Finalmente, comenzaron las clases presenciales después de más de diez meses de escuelas cerradas. Aunque no de la mejor manera, el tema educativo alcanzó la cresta de la ola en pleno verano y se impuso en la agenda pública. El inicio de clases en la Ciudad de Buenos Aires, Jujuy, Santa Fe y Santiago del Estero a mediados de febrero, con diferentes formatos pero con protocolos comunes, es el comienzo de un año lectivo que todos esperamos que sea diferente a 2020.
El año 2020 va a quedar en la historia educativa como un año desolador. Desde la declaración de la cuarentena en marzo, la educación quedó relegada de la agenda pública. Se discutía si “salud o economía”, pero la educación no fue una prioridad, incluso de las propias palabras del Presidente que pedía, mientras nos cuidáramos en casa, que los chicos le “mandaran dibujos”.

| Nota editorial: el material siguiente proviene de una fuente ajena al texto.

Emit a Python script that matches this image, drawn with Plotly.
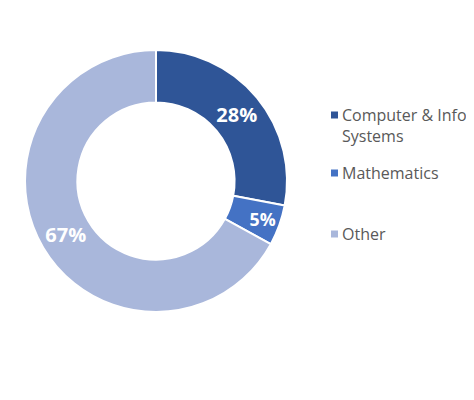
import plotly.graph_objects as go

# data
categories = ["Computer & Info<br>Systems", "Mathematics", "Other"]
shares = [28, 5, 67]
colors = ["#2F5597", "#4472C4", "#A9B7DB"]

W, H = 474, 400

fig = go.Figure(go.Pie(
    labels=categories,
    values=shares,
    hole=0.6,
    sort=False,
    direction="clockwise",
    rotation=0,
    marker=dict(colors=colors, line=dict(color="white", width=2)),
    textinfo="percent",
    texttemplate="<b>%{percent:.0%}</b>",
    textposition="inside",
    insidetextorientation="horizontal",
    textfont=dict(color="white", size=20, family="Open Sans"),
    domain=dict(x=[17 / W, 279 / W], y=[96 / H, 358 / H]),
    hoverinfo="label+percent",
    showlegend=False,
))

# Excel-style legend on the right: square key + grey label
legend_rows = [117.5, 165, 226]   # label centres, px from top of figure
for lab, col, yy in zip(categories, colors, legend_rows):
    key_y = yy - (10.5 if "<br>" in lab else 0)
    fig.add_shape(type="rect", xref="paper", yref="paper",
                  x0=323 / W, x1=330 / W,
                  y0=(H - key_y - 3.5) / H, y1=(H - key_y + 3.5) / H,
                  fillcolor=col, line=dict(width=0))
    fig.add_annotation(xref="paper", yref="paper", x=332 / W, y=(H - yy) / H,
                       xanchor="left", yanchor="middle", align="left",
                       text=lab, showarrow=False,
                       font=dict(size=16, color="#595959", family="Open Sans"))

fig.update_layout(
    width=W, height=H,
    paper_bgcolor="white", plot_bgcolor="white",
    margin=dict(l=0, r=0, t=0, b=0),
    font=dict(family="Open Sans", color="#595959"),
)

fig.write_html("out.html")
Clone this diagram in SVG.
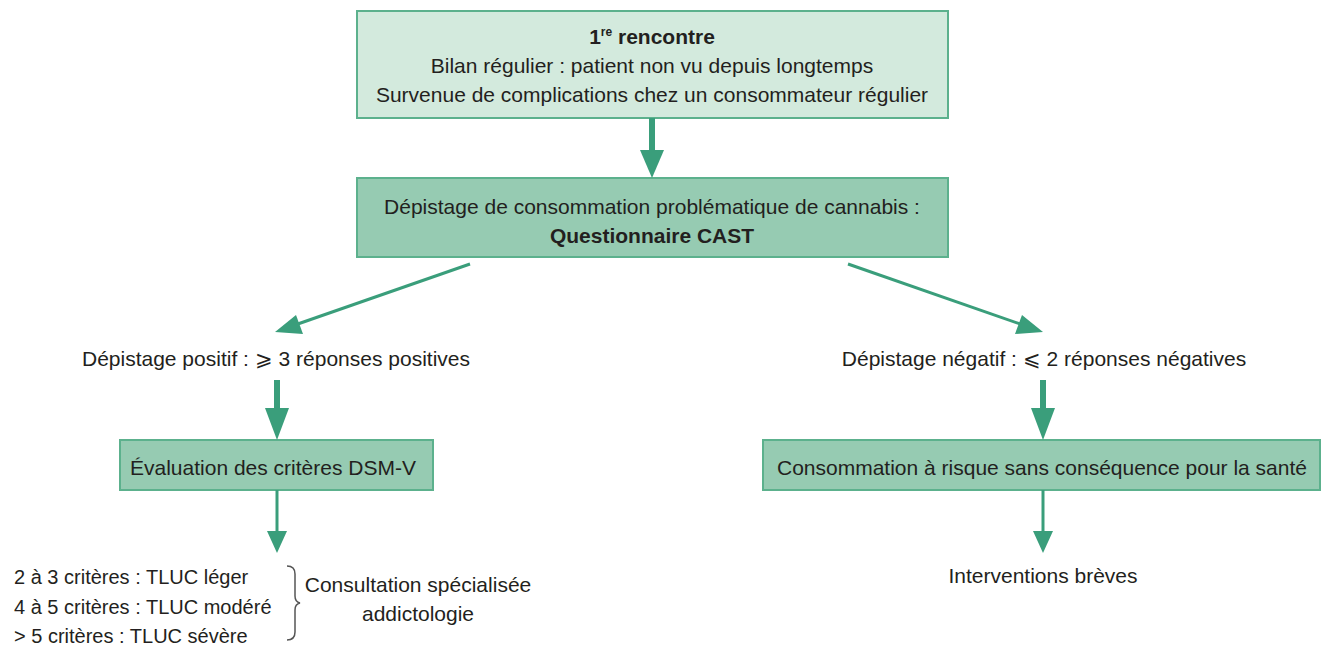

Las provincias congregadas en el Consejo Federal de Educación fueron alcanzando consensos muy básicos, a partir de las propuestas erráticas del Ministerio de Educación: no evaluar con notas, posponer los aprendizajes tomando como única unidad los ciclos lectivos 2020 y 2021, un semáforo de presencialidad imposible de cumplir y la decisión de cerrar las escuelas en todo el territorio, incluso en zonas en las que el virus recién comenzó a circular en agosto.
Mientras tanto, la heterogeneidad de modalidades y posibilidades se fue haciendo más evidente. Clases por Zoom, vínculos por WhatsApp con pocos datos o fotocopias; docentes esforzados sin lograr los resultados esperados; madres que, a la vez que trabajaban, acompañaron el aprendizaje como podían. Todos factores que profundizaron la desigualdad educativa. Ya para la vuelta de las vacaciones de invierno muchos chicos se habían rendido ante una educación remota distante, tensa y difícil de sostener. Al cansancio generalizado se le sumó la evidencia del impacto de la no presencialidad en la salud mental de los niños, niñas y jóvenes. La necesidad del vínculo social se sumó a las razones que mostraban que había que empezar cuanto antes a diseñar el retorno.
¿Qué pasó con las escuelas durante esos meses? Nada. Unas pocas se abrieron para repartir bolsones de comida y la entrega de tareas. Muchas vieron sus edificios, ya vetustos, prácticamente desmoronarse. Meses valiosos para acondicionar y preparar el regreso fueron desaprovechados. No se pensó de manera estratégica la vuelta a clases. Hoy, la falta de infraestructura adecuada es, en muchos lugares, la razón para no retornar en un 100% a la presencialidad.
A días de comenzar las clases en todo el país hay una realidad que ya no se puede tapar con las manos: la política educativa de la pandemia fracasó, si es que entendemos por política colocarse delante de los acontecimientos, planificar, atender las diversidades del contexto, mirar lo que pasa en el mundo, articular y generar consensos.
Esta triste realidad, como si fuera poco, se ve hoy sumergida en un debate que muestra a la educación como objeto de la puja política. Ninguna evidencia, experiencia comparada o estudio serio sirvieron para transformar la pugna en una conversación pública fundada y sincera. Sin embargo, la presión social a través de grupos de padres y madres, docentes y otras organizaciones de la sociedad comenzaron de a poco a articularse para hacer oír la voz de quienes fueron los más perjudicados: los chicos y sus familias. Quienes tomaron el tema como un asunto de cálculo político siguen midiendo ganadores y perdedores. Muchos siguen alimentando el miedo social ante la nueva (falsa) disyuntiva “educación o salud”. Otros, en los mismos términos especulativos, entendieron que es mejor mostrar la disposición a dar respuestas, en un año muy complejo con implicancias electorales.
Más allá de las razones, las clases presenciales son una realidad. A partir de ahora, allí donde no comiencen será interpretado como falta de previsión y esfuerzo de las autoridades locales. El acuerdo social de que es necesario que las escuelas estén abiertas es cada vez más amplio. Cualquier brote, pico o caso particular dará lugar a medidas puntuales, incluso hasta de suspensión temporal. Probablemente esos sucesos provocarán más discusiones exacerbadas. Pero hay varias señales indicando que todos, de manera más o menos explícita, aprendimos del (no) año educativo 2020, y que nadie -ni autoridades, docentes, familias, estudiantes, políticos- quiere que se repita.